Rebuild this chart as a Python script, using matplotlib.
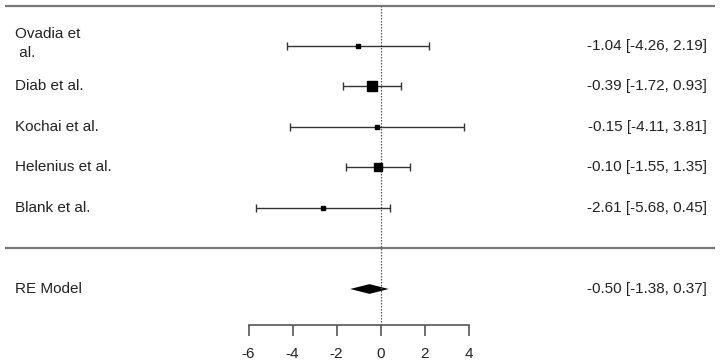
import matplotlib
matplotlib.use("Agg")
import matplotlib.pyplot as plt
import numpy as np

# Study data --------------------------------------------------------------
studies = ["Ovadia et\n al.", "Diab et al.", "Kochai et al.", "Helenius et al.", "Blank et al."]
est = [-1.04, -0.39, -0.15, -0.10, -2.61]
lower = [-4.26, -1.72, -4.11, -1.55, -5.68]
upper = [2.19, 0.93, 3.81, 1.35, 0.45]

re_label = "RE Model"
re_est = -0.50
re_lower = -1.38
re_upper = 0.37

ticks = [-6, -4, -2, 0, 2, 4]

# weights from CI width (inverse variance), scaled like metafor's psize
se = (np.array(upper) - np.array(lower)) / (2 * 1.96)
w = 1 / se**2
psize = 0.5 + (w - w.min()) / (w.max() - w.min())
ms = psize * 4.8

plt.rcParams['font.family'] = ['Liberation Sans', 'DejaVu Sans']
fs = 11

W, H = 721, 363
fig = plt.figure(figsize=(W / 100, H / 100), dpi=100)
ax = fig.add_axes([0, 0, 1, 1])

# pixel mapping: 0 effect at x=380px, 22px per unit; rows 40.5px apart
px0, pxu = 380.5, 22.0
row_px = 40.5
ax.set_xlim(-px0 / pxu, (W - px0) / pxu)
ax.set_ylim(1 - (H - 208) / row_px, 1 + 208 / row_px)

k = len(studies)
rows = np.arange(k, 0, -1)
x_left = -366 / pxu
x_right = (707 - px0) / pxu
x_line0 = (5 - px0) / pxu
x_line1 = (715 - px0) / pxu
y_axis = 1 - (325 - 208) / row_px
y_top = 1 + (208 - 6.5) / row_px

# horizontal rules
ax.plot([x_line0, x_line1], [y_top, y_top], color='#777777', lw=1.6, solid_capstyle='butt')
ax.plot([x_line0, x_line1], [0, 0], color='#777777', lw=1.6, solid_capstyle='butt')

# reference line
ax.plot([0, 0], [y_axis, y_top], color='#555555', lw=0.9, linestyle=(0, (1.2, 1.2)))

# study CIs
for i in range(k):
    ax.errorbar(est[i], rows[i], xerr=[[est[i] - lower[i]], [upper[i] - est[i]]],
                fmt='s', color='black', ecolor='#333333', elinewidth=1.0,
                capsize=3.2, capthick=1.0, ms=ms[i], mec='black', mfc='black')
    yl = rows[i] + (0.06 if "\n" in studies[i] else 0)
    ax.text(x_left, yl, studies[i], ha='left', va='center', fontsize=fs, color='#222222',
            linespacing=1.5)
    ax.text(x_right, rows[i], "%.2f [%.2f, %.2f]" % (est[i], lower[i], upper[i]),
            ha='right', va='center', fontsize=fs, color='#222222')

# summary diamond
h = 0.12
ax.fill([re_lower, re_est, re_upper, re_est], [-1, -1 + h, -1, -1 - h],
        color='black', lw=0)
ax.text(x_left, -1, re_label, ha='left', va='center', fontsize=fs, color='#222222')
ax.text(x_right, -1, "%.2f [%.2f, %.2f]" % (re_est, re_lower, re_upper),
        ha='right', va='center', fontsize=fs, color='#222222')

# x axis
for s in ['top', 'right', 'left']:
    ax.spines[s].set_visible(False)
ax.spines['bottom'].set_position(('data', y_axis))
ax.spines['bottom'].set_bounds(ticks[0], ticks[-1])
ax.spines['bottom'].set_color('#555555')
ax.spines['bottom'].set_linewidth(1.2)
ax.set_xticks(ticks)
ax.set_xticklabels([str(t) for t in ticks])
ax.tick_params(axis='x', direction='out', length=8, width=1.2, color='#555555',
               labelsize=fs, labelcolor='#222222', pad=8)
ax.set_yticks([])

fig.savefig("out.png", dpi=100)
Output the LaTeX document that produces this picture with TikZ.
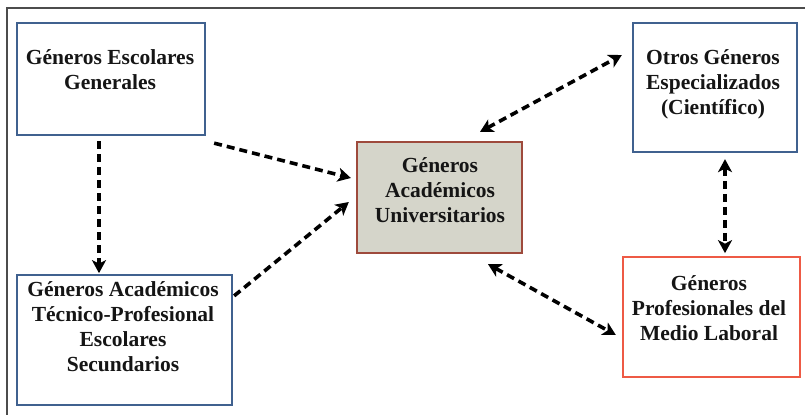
\documentclass[tikz,border=0pt]{standalone}
\usepackage{fontspec}
\setmainfont{Liberation Serif}
\usetikzlibrary{arrows.meta,calc}
\definecolor{boxblue}{HTML}{40618F}
\definecolor{boxbrown}{HTML}{9E4A3C}
\definecolor{boxfill}{HTML}{D5D5CA}
\definecolor{boxred}{HTML}{EE5A45}
\definecolor{txt}{HTML}{151515}
\begin{document}
\begin{tikzpicture}[x=1pt,y=-1pt,
  box/.style={draw=boxblue,line width=2.3pt,rectangle,inner sep=0pt},
  lbl/.style={align=center,inner sep=0pt,text=txt,font=\fontsize{21.5}{25}\selectfont\bfseries},
  conn/.style={line width=3.6pt,dash pattern=on 8pt off 5pt,black},
  tip/.style={-{Stealth[length=13pt,width=14pt,inset=3.5pt]}},
  tips/.style={{Stealth[length=13pt,width=14pt,inset=3.5pt]}-{Stealth[length=13pt,width=14pt,inset=3.5pt]}}]
\useasboundingbox (0,0) rectangle (805,415);
% outer frame
\coordinate (fTL) at (7,8);
\coordinate (fTR) at (805,8);
\coordinate (fBL) at (7,415);
\draw[line width=1.5pt,black!70] (fTR) -- (fTL) -- (fBL);
% boxes
\node[box,minimum width=188pt,minimum height=112pt] (A) at (111,79) {};
\node[box,minimum width=215pt,minimum height=130pt] (B) at (124.5,340) {};
\node[box,draw=boxbrown,fill=boxfill,minimum width=165pt,minimum height=111pt] (C) at (439.5,197.5) {};
\node[box,minimum width=164pt,minimum height=129pt] (O) at (715,87.5) {};
\node[box,draw=boxred,minimum width=177pt,minimum height=120pt] (P) at (711.5,317) {};
% texts
\node[lbl] (tA) at (110,70) {Géneros Escolares\\Generales};
\node[lbl] (tB) at (123,327) {Géneros Académicos\\Técnico-Profesional\\Escolares\\Secundarios};
\node[lbl] (tC) at (440,190) {Géneros\\Académicos\\Universitarios};
\node[lbl] (tO) at (713,84) {Otros Géneros\\Especializados\\(Científico)};
\node[lbl] (tP) at (709,308) {Géneros\\Profesionales del\\Medio Laboral};
% connectors
\draw[conn,tip] ($(A.south)+(-12,5)$) -- ($(A.south)+(-12,137)$);
\draw[conn,tip] ($(A.south east)+(8,7)$) -- ($(C.west)+(-5,-19.5)$);
\draw[conn,tip] ($(B.north east)+(1,22)$) -- ($(C.west)+(-7,4.5)$);
\draw[conn,tips] ($(C.north)+(40.5,-9)$) -- ($(O.west)+(-10,-32.5)$);
\draw[conn,tips] ($(O.south)+(10,6)$) -- ($(O.south)+(10,100)$);
\draw[conn,tips] ($(C.south)+(48.5,10)$) -- ($(P.west)+(-6,18)$);
\end{tikzpicture}
\end{document}
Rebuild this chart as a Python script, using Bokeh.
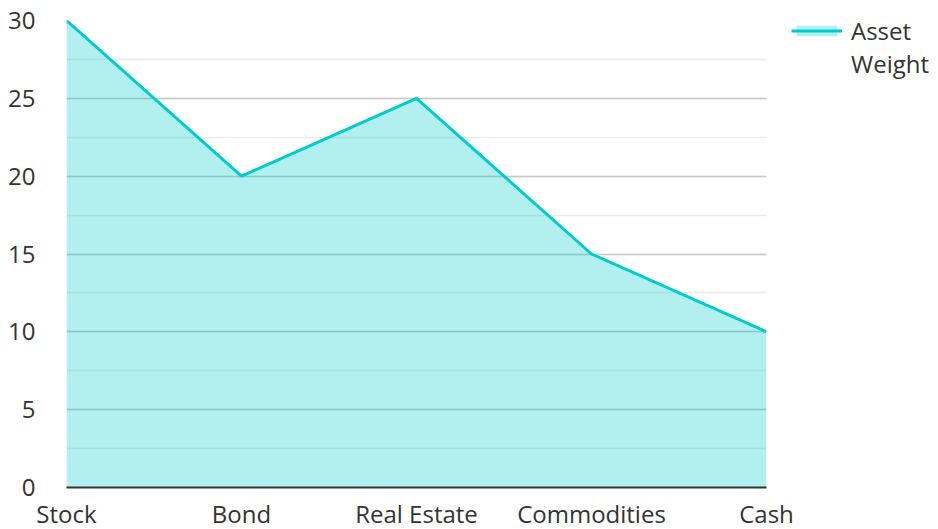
from bokeh.plotting import figure
from bokeh.models import (Range1d, FixedTicker, SingleIntervalTicker, Legend, LegendItem)
from bokeh.embed import file_html
from bokeh.resources import INLINE

categories = ["Stock", "Bond", "Real Estate", "Commodities", "Cash"]
weights = [30, 20, 25, 15, 10]
series_label_lines = ["Asset", "Weight"]

xs = list(range(len(categories)))

p = figure(frame_width=700, frame_height=467, output_backend="svg", toolbar_location=None,
           x_range=Range1d(0, len(categories) - 1), y_range=Range1d(0, 30),
           min_border_left=66, min_border_top=20, min_border_bottom=41, min_border_right=168)
p.outline_line_color = None
p.background_fill_color = "white"

area = p.varea(x=xs, y1=[0] * len(xs), y2=weights, fill_color="#00cccc", fill_alpha=0.3)
line = p.line(x=xs, y=weights, line_color="#00cccc", line_width=3)

p.xaxis.ticker = FixedTicker(ticks=xs)
p.xaxis.major_label_overrides = {i: c for i, c in enumerate(categories)}
p.yaxis.ticker = SingleIntervalTicker(interval=5, num_minor_ticks=2)

for ax in (p.xaxis[0], p.yaxis[0]):
    ax.major_tick_line_color = None
    ax.minor_tick_line_color = None
    ax.major_label_text_font = "Open Sans"
    ax.major_label_text_font_size = "24px"
    ax.major_label_text_color = "#333333"
p.yaxis.axis_line_color = None
p.yaxis.major_label_standoff = 25
p.xaxis.axis_line_color = "#333333"
p.xaxis.axis_line_width = 2
p.xaxis.major_label_standoff = 3

p.xgrid.grid_line_color = None
p.ygrid.grid_line_color = "#c8c8c8"
p.ygrid.grid_line_width = 1.5
p.ygrid.minor_grid_line_color = "#ebebeb"
p.ygrid.minor_grid_line_width = 1.5

legend = Legend(items=[LegendItem(label=series_label_lines[0], renderers=[area, line]),
                       LegendItem(label=series_label_lines[1], renderers=[])],
                location=(25, 407), border_line_color=None, background_fill_alpha=0,
                label_text_font="Open Sans", label_text_font_size="24px",
                label_text_color="#333333", glyph_width=51, glyph_height=13,
                label_height=27, spacing=-6,
                margin=0, padding=0, label_standoff=9)
p.add_layout(legend, "right")

open("out.html", "w").write(file_html(p, INLINE))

——

→ **TASK DETAILS**
Repeat exactly and only the lines from the start of the data above through the line that holds "ticks = [-6, -4, -2, 0, 2, 4]", inclusive. Pictures do not belong in the copy.

→ **RIGHT ANSWER**
Rebuild this chart as a Python script, using matplotlib.
import matplotlib
matplotlib.use("Agg")
import matplotlib.pyplot as plt
import numpy as np

# Study data --------------------------------------------------------------
studies = ["Ovadia et\n al.", "Diab et al.", "Kochai et al.", "Helenius et al.", "Blank et al."]
est = [-1.04, -0.39, -0.15, -0.10, -2.61]
lower = [-4.26, -1.72, -4.11, -1.55, -5.68]
upper = [2.19, 0.93, 3.81, 1.35, 0.45]

re_label = "RE Model"
re_est = -0.50
re_lower = -1.38
re_upper = 0.37

ticks = [-6, -4, -2, 0, 2, 4]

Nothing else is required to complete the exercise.